One particularly interesting speaker will be Susan Cain, author of the NY
Times bestselling book Quiet: the Power of Introverts. She has a lot to say that’s applicable to Asian Americans. Here’s one interesting quote from her chapter “Soft Power: Asian Americans and the Extrovert.”
For Asian-American kids, the cost of failing to fit in is social unease. But as they grow up, they may pay the price with their paychecks. The journalist Nicholas Lemann once interviewed a group of Asian-Americans on the subject of meritocracy for his book The Big Test. “A sentiment that emerges consistently,” he wrote, “is that meritocracy ends on graduation day, and that afterward, Asians start to fall behind because they don’t have quite the right cultural style for getting ahead: too passive, not hail-fellow-well-met enough.”
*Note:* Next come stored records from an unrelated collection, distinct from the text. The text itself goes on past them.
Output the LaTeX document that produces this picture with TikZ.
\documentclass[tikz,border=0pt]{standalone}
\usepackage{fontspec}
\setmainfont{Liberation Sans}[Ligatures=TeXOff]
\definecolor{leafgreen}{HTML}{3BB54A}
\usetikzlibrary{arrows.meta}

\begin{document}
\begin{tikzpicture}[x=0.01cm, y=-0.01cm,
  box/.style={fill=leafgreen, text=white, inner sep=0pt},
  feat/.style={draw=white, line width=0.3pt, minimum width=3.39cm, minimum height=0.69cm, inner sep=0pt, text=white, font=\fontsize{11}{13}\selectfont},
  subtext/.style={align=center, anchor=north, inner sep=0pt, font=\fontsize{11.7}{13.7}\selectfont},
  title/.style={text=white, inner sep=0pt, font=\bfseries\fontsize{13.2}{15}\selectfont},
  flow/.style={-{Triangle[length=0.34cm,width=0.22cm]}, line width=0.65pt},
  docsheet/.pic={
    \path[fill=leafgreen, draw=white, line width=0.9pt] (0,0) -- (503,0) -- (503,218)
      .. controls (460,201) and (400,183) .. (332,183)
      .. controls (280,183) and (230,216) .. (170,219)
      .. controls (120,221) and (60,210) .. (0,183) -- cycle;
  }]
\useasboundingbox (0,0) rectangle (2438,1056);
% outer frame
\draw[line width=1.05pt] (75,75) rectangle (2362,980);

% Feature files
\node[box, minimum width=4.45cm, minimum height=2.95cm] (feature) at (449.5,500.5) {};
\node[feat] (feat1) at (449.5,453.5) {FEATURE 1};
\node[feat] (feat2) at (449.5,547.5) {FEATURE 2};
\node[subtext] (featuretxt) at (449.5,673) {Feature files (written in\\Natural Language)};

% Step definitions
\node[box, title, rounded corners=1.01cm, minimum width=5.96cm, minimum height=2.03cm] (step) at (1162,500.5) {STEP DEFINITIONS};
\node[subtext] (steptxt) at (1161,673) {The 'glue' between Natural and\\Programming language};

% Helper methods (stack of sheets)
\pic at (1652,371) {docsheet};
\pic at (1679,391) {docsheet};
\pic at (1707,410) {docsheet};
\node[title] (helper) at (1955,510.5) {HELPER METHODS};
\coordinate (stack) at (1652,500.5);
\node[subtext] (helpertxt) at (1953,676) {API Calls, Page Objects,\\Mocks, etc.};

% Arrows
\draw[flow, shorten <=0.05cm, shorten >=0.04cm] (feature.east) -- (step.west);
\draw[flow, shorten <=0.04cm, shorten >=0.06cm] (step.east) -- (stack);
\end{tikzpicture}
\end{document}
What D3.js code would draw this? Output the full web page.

I met many professionals in Cupertino who were struggling with this issue. A well-heeled housewife confided that all the husbands in her social circle had recently accepted jobs in China, and were now commuting between Cupertino and Shanghai, partly because their quiet styles prevented them from advancing locally. The American companies “think they can’t handle business,” she said, “because of presentation. In business, you have to put a lot of nonsense together and present it. My husband always just makes his point and that’s the end of it. When you look at big companies, almost none of the top executives are Asians. They hire someone who doesn’t know anything about the business, maybe he can make a good presentation.”